Solid materials are categorized by the internal arrangement of their constituent atoms, ions, or molecules. This structure dictates a material’s performance and behavior, determining properties like mechanical strength and thermal response. Defining a crystalline solid requires examining the specific geometric order of its components.
Defining Crystalline Solids Through Atomic Arrangement
The core characteristic that defines a crystalline solid is the presence of long-range order in its atomic arrangement. This means the atoms, ions, or molecules are situated in a highly organized, systematic, and repeating three-dimensional pattern that extends throughout the entire solid volume. If the position of one particle is known, the location of every other particle can be precisely predicted.
This arrangement is described by the concept of a crystal lattice, an imaginary framework representing the geometric organization of the constituent particles. The smallest repeating unit of this lattice is known as the unit cell, a tiny, repeating block that constructs the entire crystal structure. This translational periodicity ensures a uniform alignment and organization.
Key Physical Traits Resulting from Crystal Structure
The internal geometric regularity of a crystalline solid translates into distinct, observable physical properties. One notable trait is a sharp, well-defined melting point, the precise temperature at which the solid transitions to a liquid state. Since particles are held together by uniform forces in a regular pattern, all bonds require an identical amount of thermal energy to break simultaneously.
Another consequence of the ordered internal structure is anisotropy, where certain properties exhibit different values when measured along different directions within the crystal. For example, electrical resistance or the speed of light measured parallel to one plane of atoms may differ from the value measured diagonally. This difference arises because the density and arrangement of particles encountered vary depending on the specific path taken through the lattice.
The Essential Difference: Crystalline Versus Amorphous
To define a crystalline solid fully, it is necessary to contrast it with amorphous solids, the other major class of solid materials. Amorphous solids, such as glass and many polymers, lack long-range order. They may exhibit some short-range order, meaning particles are organized only with respect to their immediate neighbors, but this organization does not persist over large distances.
The formation process often accounts for this structural difference. Crystalline solids typically form when a liquid is cooled slowly, allowing the atoms enough time to move into their lowest-energy, ordered positions. Conversely, amorphous solids result from rapid cooling, which traps the atoms in a disordered, random arrangement. This structural difference also affects how the materials melt; amorphous solids soften gradually over a range of temperatures instead of having a singular melting point.

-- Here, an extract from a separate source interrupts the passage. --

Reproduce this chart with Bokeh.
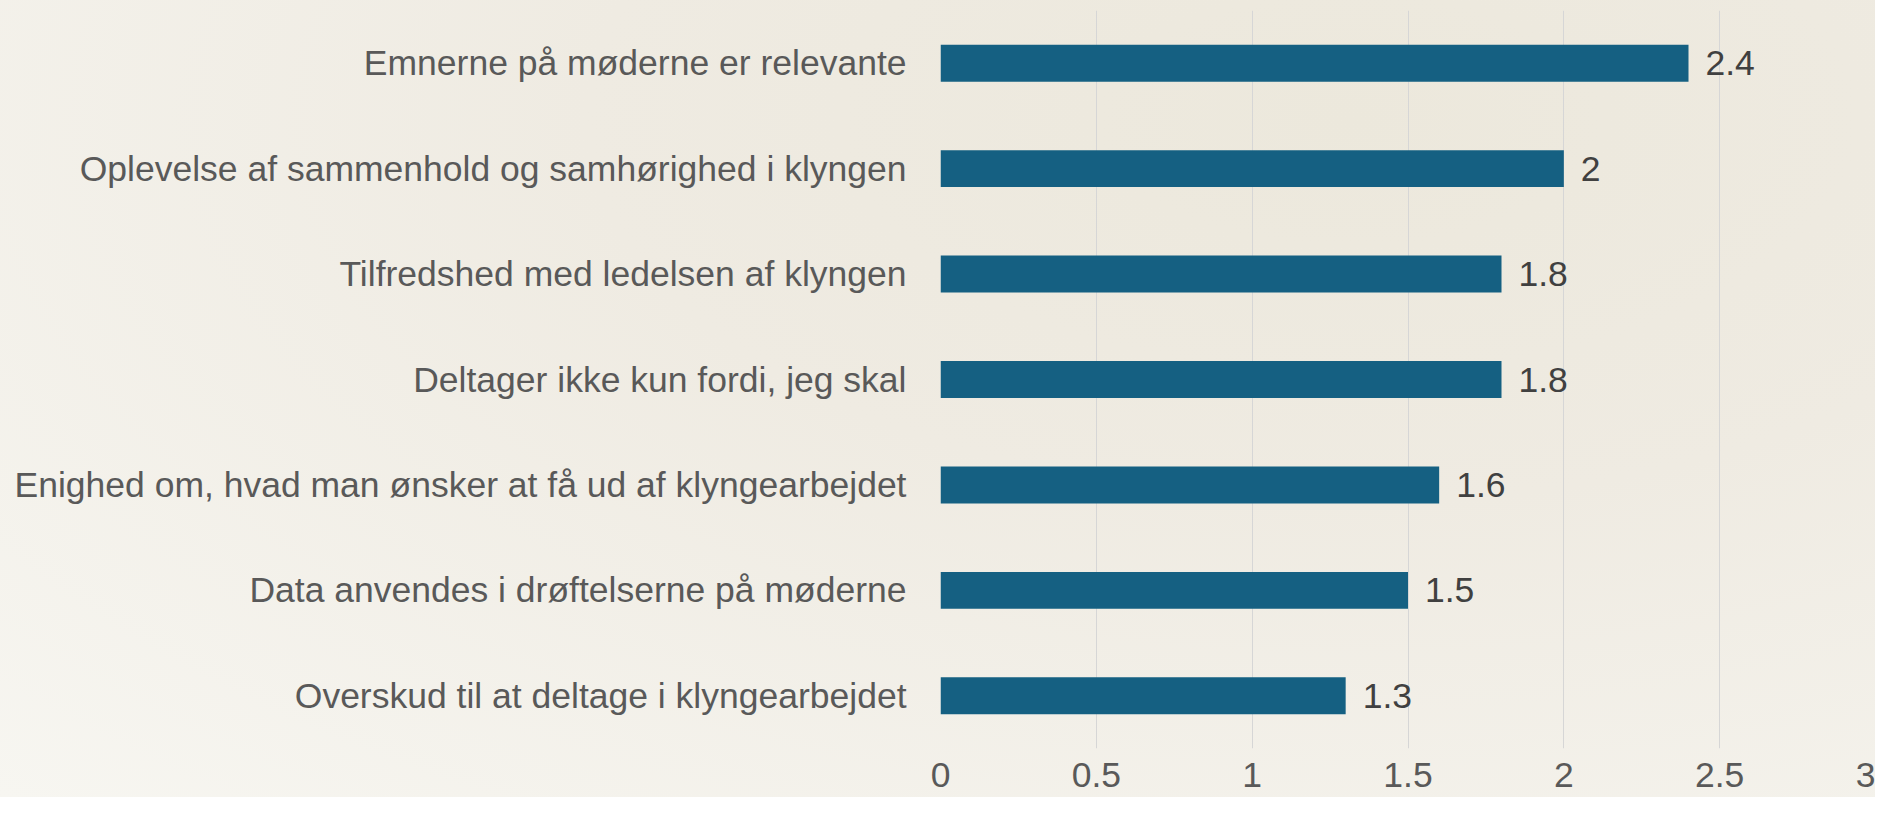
from bokeh.plotting import figure
from bokeh.models import ColumnDataSource, FactorRange, SingleIntervalTicker, Range1d
from bokeh.core.properties import value
from bokeh.embed import file_html
from bokeh.resources import INLINE

categories = [
    "Emnerne på møderne er relevante",
    "Oplevelse af sammenhold og samhørighed i klyngen",
    "Tilfredshed med ledelsen af klyngen",
    "Deltager ikke kun fordi, jeg skal",
    "Enighed om, hvad man ønsker at få ud af klyngearbejdet",
    "Data anvendes i drøftelserne på møderne",
    "Overskud til at deltage i klyngearbejdet",
]
values = [2.4, 2.0, 1.8, 1.8, 1.6, 1.5, 1.3]
value_labels = ["2.4", "2", "1.8", "1.8", "1.6", "1.5", "1.3"]

FONT = "Liberation Sans"
FS = "35.5px"

src = ColumnDataSource(dict(cat=categories, val=values, lab=value_labels))

p = figure(
    width=1875, height=797,
    y_range=FactorRange(factors=categories[::-1]),
    x_range=Range1d(0, 3),
    output_backend="svg", toolbar_location=None,
    min_border_left=940, min_border_right=0, min_border_top=10, min_border_bottom=49,
)
p.border_fill_color = None
p.background_fill_color = None
p.outline_line_color = None
p.styles = {"background": "radial-gradient(ellipse at 72% 15%, #ece8dc 0%, #efebe2 40%, #f7f6f1 100%)"}

p.hbar(y="cat", right="val", left=0, height=0.35, source=src,
       fill_color="#156082", line_color=None)

p.text(x="val", y="cat", text="lab", source=src, x_offset=17,
       text_baseline="middle", text_align="left",
       text_font=value(FONT), text_font_size=FS, text_color="#404040")

p.xaxis.ticker = SingleIntervalTicker(interval=0.5)
p.xaxis.axis_line_color = None
p.xaxis.major_tick_line_color = None
p.xaxis.minor_tick_line_color = None
p.xaxis.major_label_text_font = FONT
p.xaxis.major_label_text_font_size = FS
p.xaxis.major_label_text_color = "#595959"
p.xaxis.major_label_standoff = 8

p.yaxis.axis_line_color = None
p.yaxis.major_tick_line_color = None
p.yaxis.minor_tick_line_color = None
p.yaxis.major_label_text_font = FONT
p.yaxis.major_label_text_font_size = FS
p.yaxis.major_label_text_color = "#595959"
p.yaxis.major_label_standoff = 28

p.ygrid.grid_line_color = None
p.xgrid.grid_line_color = "#d6d6d6"
p.xgrid.grid_line_width = 1

open("out.html", "w").write(file_html(p, INLINE))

The random internal structure of amorphous materials also leads to isotropic behavior, meaning their physical properties are the same regardless of the direction of measurement. Since the arrangement of particles is essentially the same in all directions, properties like thermal conductivity and electrical resistance do not depend on the orientation of the measurement. This uniformity stands in stark contrast to the direction-dependent, anisotropic behavior observed in the highly structured crystalline solids.